Associate Justice Tom C. Clark (Retired) of the Supreme Court of the United States is sitting by designation
18 U.S.C. 401(3) provides:
'A court of the United States shall have power to punish by fine or imprisonment, at its discretion, such contempt of its authority, and none other, as--
(3) Disobedience or resistance to its lawful writ, process, order, rule, decree, or command.'
Mt. Hood States, Inc.-- Petition for Modification, 104 M.C.C. 449 (1968)
The decision of the three-judge district court is reported at Greyhound Lines, Inc. v. United States, 308 F. Supp. 1033 (N.D. Ill. 1970)
'It is ordered that Greyhound Lines, Inc. and Greyhound Corporation restore practices and traffic patterns in existence or in contemplation as of July 30, 1952, in particular:
(1) that Greyhound show Mt. Hood schedules in Greyhound folders on an equal basis with other non-Greyhound lines; (3) that Greyhound revise its interline schedules in connection with Mt. Hood so as to eliminate the presently existing delay of approximately three hours for passengers seeking to travel between California and Spokane via Mt. Hood's route and to negotiate in good faith with Mt. Hood on the establishment of bus schedules most advantageous to the traveling public; (4) that Greyhound voluntarily and accurately quote joint through routes in connection with Mt. Hood, without geographical limitations in a manner fully responsive to inquiries from the traveling public; (5) that Greyhound cease and desist from quoting Mt. Hood's service unfavorably or inaccurately in response to inquiries from the traveling public and from not quoting Mt. Hood's service at all in response to specific requests from the traveling public; (6) that Greyhound show Mt. Hood's connecting routes on its maps on an equal basis with other non-Greyhound carriers;
July 30, 1952 was the date of the decision on one of the acquisition proceedings.
The district court's decision is reported at United States v. Greyhound Corp., 363 F. Supp. 525 (N.D. Ill. 1973)

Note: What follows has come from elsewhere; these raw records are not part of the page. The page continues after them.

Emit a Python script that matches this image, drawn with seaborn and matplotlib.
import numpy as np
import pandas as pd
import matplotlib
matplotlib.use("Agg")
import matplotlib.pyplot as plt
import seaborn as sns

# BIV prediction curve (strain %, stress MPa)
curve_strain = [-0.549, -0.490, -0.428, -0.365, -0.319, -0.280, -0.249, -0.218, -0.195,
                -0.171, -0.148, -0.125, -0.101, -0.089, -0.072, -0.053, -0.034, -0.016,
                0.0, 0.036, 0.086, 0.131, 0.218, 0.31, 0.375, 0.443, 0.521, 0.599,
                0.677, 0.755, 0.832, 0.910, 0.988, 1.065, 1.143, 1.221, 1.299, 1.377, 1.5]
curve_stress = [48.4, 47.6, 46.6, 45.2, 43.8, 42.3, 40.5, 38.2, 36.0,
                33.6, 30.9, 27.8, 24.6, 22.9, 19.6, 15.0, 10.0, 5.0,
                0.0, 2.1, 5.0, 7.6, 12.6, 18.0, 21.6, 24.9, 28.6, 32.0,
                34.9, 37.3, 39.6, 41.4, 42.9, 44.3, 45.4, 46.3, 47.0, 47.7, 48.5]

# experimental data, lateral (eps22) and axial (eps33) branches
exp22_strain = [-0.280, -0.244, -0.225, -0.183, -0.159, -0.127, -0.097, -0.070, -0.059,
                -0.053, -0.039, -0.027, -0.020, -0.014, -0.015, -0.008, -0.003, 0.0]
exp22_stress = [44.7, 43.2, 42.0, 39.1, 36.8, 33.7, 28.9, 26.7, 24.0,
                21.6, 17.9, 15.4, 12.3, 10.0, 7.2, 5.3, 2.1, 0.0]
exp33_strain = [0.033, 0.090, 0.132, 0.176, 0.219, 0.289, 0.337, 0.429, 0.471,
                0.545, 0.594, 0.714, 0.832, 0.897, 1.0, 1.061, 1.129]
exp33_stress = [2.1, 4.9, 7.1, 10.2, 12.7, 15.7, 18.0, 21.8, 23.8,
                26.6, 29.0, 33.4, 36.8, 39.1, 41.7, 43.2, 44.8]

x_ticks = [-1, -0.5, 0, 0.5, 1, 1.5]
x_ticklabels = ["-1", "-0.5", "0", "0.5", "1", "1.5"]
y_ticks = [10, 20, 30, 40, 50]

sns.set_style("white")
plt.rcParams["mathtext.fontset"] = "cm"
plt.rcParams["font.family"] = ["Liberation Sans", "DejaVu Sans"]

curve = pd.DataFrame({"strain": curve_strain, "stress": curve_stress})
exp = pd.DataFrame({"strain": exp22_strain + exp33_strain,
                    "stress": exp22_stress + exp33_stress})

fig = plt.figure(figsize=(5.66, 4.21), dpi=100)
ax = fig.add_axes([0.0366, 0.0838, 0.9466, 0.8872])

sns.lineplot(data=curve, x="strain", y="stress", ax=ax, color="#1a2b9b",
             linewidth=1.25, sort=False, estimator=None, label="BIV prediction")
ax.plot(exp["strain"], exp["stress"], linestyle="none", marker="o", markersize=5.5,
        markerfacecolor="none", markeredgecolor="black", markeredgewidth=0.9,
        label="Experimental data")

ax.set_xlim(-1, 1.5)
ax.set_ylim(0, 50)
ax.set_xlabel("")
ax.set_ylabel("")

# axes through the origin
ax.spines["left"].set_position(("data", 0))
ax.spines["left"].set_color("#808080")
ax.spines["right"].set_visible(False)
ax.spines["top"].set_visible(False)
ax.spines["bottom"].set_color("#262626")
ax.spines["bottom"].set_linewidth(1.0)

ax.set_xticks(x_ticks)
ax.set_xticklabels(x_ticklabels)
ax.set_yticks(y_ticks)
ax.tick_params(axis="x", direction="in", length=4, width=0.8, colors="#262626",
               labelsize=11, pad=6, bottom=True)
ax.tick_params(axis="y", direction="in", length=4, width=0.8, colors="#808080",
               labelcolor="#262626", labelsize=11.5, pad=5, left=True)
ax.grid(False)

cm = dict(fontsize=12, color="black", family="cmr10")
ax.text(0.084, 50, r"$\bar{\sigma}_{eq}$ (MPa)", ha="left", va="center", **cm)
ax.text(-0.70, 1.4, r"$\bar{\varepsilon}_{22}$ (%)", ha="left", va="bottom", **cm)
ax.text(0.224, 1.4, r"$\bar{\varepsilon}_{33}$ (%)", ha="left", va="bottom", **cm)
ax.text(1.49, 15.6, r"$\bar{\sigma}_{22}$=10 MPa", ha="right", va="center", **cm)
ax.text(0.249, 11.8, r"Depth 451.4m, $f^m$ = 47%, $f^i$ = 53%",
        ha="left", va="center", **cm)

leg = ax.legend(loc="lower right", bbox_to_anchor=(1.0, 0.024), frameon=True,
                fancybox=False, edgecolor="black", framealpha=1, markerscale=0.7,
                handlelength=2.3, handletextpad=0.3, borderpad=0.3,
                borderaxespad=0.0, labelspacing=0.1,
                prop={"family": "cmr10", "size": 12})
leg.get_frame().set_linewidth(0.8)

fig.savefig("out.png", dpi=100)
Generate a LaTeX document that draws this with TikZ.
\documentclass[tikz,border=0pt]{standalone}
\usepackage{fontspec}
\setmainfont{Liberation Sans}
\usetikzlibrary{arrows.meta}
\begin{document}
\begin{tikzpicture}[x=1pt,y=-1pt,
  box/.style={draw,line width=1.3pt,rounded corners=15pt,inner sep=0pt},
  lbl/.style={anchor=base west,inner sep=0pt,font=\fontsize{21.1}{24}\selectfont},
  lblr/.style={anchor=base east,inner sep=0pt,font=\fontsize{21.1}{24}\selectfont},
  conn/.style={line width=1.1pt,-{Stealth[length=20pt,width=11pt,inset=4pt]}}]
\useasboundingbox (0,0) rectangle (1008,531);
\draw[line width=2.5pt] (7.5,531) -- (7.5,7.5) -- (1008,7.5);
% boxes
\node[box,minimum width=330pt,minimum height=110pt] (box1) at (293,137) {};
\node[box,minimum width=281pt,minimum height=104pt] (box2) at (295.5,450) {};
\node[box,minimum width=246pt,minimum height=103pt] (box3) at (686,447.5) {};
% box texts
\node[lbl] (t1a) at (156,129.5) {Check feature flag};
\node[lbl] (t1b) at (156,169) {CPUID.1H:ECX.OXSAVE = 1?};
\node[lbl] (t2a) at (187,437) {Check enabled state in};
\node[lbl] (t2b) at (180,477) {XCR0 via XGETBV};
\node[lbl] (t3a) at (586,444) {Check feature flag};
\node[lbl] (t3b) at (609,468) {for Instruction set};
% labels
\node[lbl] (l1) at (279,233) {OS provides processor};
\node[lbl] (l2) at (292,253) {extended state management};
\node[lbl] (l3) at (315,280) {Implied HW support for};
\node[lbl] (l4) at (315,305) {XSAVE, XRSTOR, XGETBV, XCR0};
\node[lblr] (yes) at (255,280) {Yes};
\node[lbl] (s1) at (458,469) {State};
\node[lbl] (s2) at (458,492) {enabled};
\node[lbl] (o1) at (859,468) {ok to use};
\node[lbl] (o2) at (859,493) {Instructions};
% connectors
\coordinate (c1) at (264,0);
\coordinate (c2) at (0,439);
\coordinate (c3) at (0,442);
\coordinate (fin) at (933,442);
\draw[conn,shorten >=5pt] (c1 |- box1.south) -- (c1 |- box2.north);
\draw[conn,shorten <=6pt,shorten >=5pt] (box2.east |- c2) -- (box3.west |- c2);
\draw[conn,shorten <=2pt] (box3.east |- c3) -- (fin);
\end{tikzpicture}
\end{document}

The district court's decision concerning sanctions is reported at United States v. Greyhound Corp., 370 F. Supp. 881 (N.D. Ill. 1974)

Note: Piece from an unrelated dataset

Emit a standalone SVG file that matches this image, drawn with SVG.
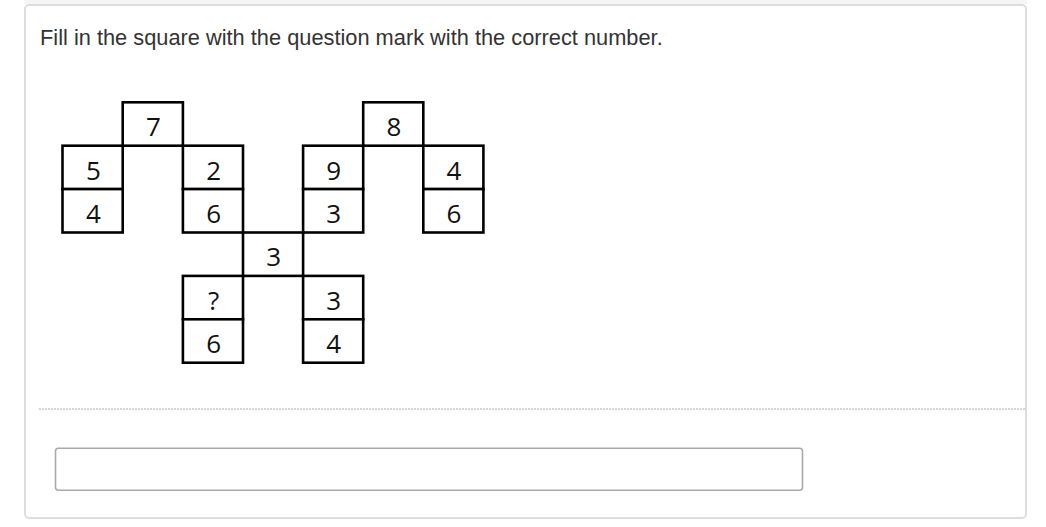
<svg xmlns="http://www.w3.org/2000/svg" width="1046" height="527" viewBox="0 0 1046 527">
  <style>
    .panel { fill: #ffffff; stroke: #dddddd; stroke-width: 2; }
    .title { font-family: "Liberation Sans", Arial, sans-serif; font-size: 21.8px; fill: #333333; }
    .cell rect { fill: #ffffff; stroke: #000000; stroke-width: 2.6; }
    .cell text { font-family: "Open Sans", "Noto Sans", sans-serif; font-size: 26px; fill: #111111; text-anchor: middle; }
    .sep { stroke: #c8c8c8; stroke-width: 1.6; stroke-dasharray: 2 1; }
    .answer { fill: #ffffff; stroke: #a9a9a9; stroke-width: 1.6; }
  </style>
  <rect x="0" y="0" width="1046" height="527" fill="#ffffff"/>
  <rect x="24" y="0" width="1003" height="4" fill="#f5f5f5"/>
  <rect class="panel" x="25" y="5" width="1001" height="513" rx="4"/>
  <text class="title" x="40" y="45">Fill in the square with the question mark with the correct number.</text>

  <g id="puzzle">
    <g id="cell-7" class="cell"><rect x="122.7" y="102.3" width="60.2" height="43.4"/><text x="153.5" y="136">7</text></g>
    <g id="cell-8" class="cell"><rect x="363.2" y="102.3" width="60.1" height="43.4"/><text x="393.9" y="136">8</text></g>

    <g id="cell-5" class="cell"><rect x="62.5" y="145.7" width="60.2" height="43.4"/><text x="93.4" y="179.5">5</text></g>
    <g id="cell-4a" class="cell"><rect x="62.5" y="189.1" width="60.2" height="43.4"/><text x="93.4" y="222.9">4</text></g>

    <g id="cell-2" class="cell"><rect x="182.9" y="145.7" width="60.1" height="43.4"/><text x="213.6" y="179.5">2</text></g>
    <g id="cell-6a" class="cell"><rect x="182.9" y="189.1" width="60.1" height="43.4"/><text x="213.6" y="222.9">6</text></g>

    <g id="cell-9" class="cell"><rect x="303.1" y="145.7" width="60.1" height="43.4"/><text x="333.8" y="179.5">9</text></g>
    <g id="cell-3a" class="cell"><rect x="303.1" y="189.1" width="60.1" height="43.4"/><text x="333.8" y="222.9">3</text></g>

    <g id="cell-4b" class="cell"><rect x="423.3" y="145.7" width="60.1" height="43.4"/><text x="454" y="179.5">4</text></g>
    <g id="cell-6b" class="cell"><rect x="423.3" y="189.1" width="60.1" height="43.4"/><text x="454" y="222.9">6</text></g>

    <g id="cell-3b" class="cell"><rect x="243" y="232.5" width="60.1" height="43.4"/><text x="273.7" y="266.3">3</text></g>

    <g id="cell-q" class="cell"><rect x="182.9" y="275.9" width="60.1" height="43.4"/><text x="213.6" y="309.7">?</text></g>
    <g id="cell-6c" class="cell"><rect x="182.9" y="319.3" width="60.1" height="43.4"/><text x="213.6" y="353.1">6</text></g>

    <g id="cell-3c" class="cell"><rect x="303.1" y="275.9" width="60.1" height="43.4"/><text x="333.8" y="309.7">3</text></g>
    <g id="cell-4c" class="cell"><rect x="303.1" y="319.3" width="60.1" height="43.4"/><text x="333.8" y="353.1">4</text></g>
  </g>

  <g id="connectors"></g>

  <line class="sep" x1="39" y1="409" x2="1026" y2="409"/>
  <rect id="answer-box" class="answer" x="55.5" y="448.2" width="747" height="42" rx="3"/>
</svg>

We also note that in criminal contempt cases involving disobedience of court orders, 'the element of personal insult that may offend a judge and impair his deliberate judgment is not present . . . as it is in many disruption and obstruction cases . . ..' Dobbs, Contempt of Court: A Survey, 56 Cornell L. Rev. 183, 219 (1971)
Greyhound suggests that Chief Judge Robson applied an erroneous standard of willfulness in stating that 'a party who makes his own determination as to the meaning of a decree, acts at his peril.' 363 F. Supp. at 534. When this statement is read in context, however, it is clear that Chief Judge Robson was merely stating, in slightly different terms, what we have stated above: that willfulness may be inferred from a reliance on a twisted or implausible interpretation of the order, especially where there was no attempt to seek a clarification of the order
To the extent that Greyhound argues that the district court was in effect finding some sort of an admission of willfulness in Greyhound's eventual compliance, and that this contravenes public policy by penalizing one who makes improvements, we agree with the ICC that the record does not support such an argument
The order, moreover, is stated in terms of the plural 'non-Greyhound lines.'
While we have referred in this opinion, as did the district court in the reported opinion below, to the predatory conduct of Greyhound directed toward Mt. Hood, we also cannot be unmindful that the orders entered were intended to protect the traveling public which has a substantial interest in reaching a destination by the least time-consuming and most economical route. Greyhound by its acquisitions in the Pacific Northwest had gained a substantial market power there which lent itself readily to public abuse
Greyhound erroneously contends that the district judge later suggested that interline service could include a joint through bus. See section C, infra
'Q. Looking again at Paragraph 3 of the injunction, it refers, does it not, to interline service?
A. Yes, sir.
Q. Now you distinguish, do you not, between interline service and joint through-bus service?
Q. Now you agree, then, don't you, that that paragraph clearly does not refer to the establishment of through-bus schedules which is mentioned in other paragraphs of the injunction?
A. Yes, sir.'
The ICC hearing examiner likewise had noted:
'schedules were adjusted to MH's disadvantage. To illustrate, the layover at The Dalles southbound was extended from 1 hour and 48 minutes to 2 hours and 40 minutes and at Klamath Falls from 15 minutes to 2 hours and 40 minutes. Northbound, there was a delay there of 2 hours and 30 minutes, whereas previously the breaks were fairly short.' 104 M.C.C. at 495.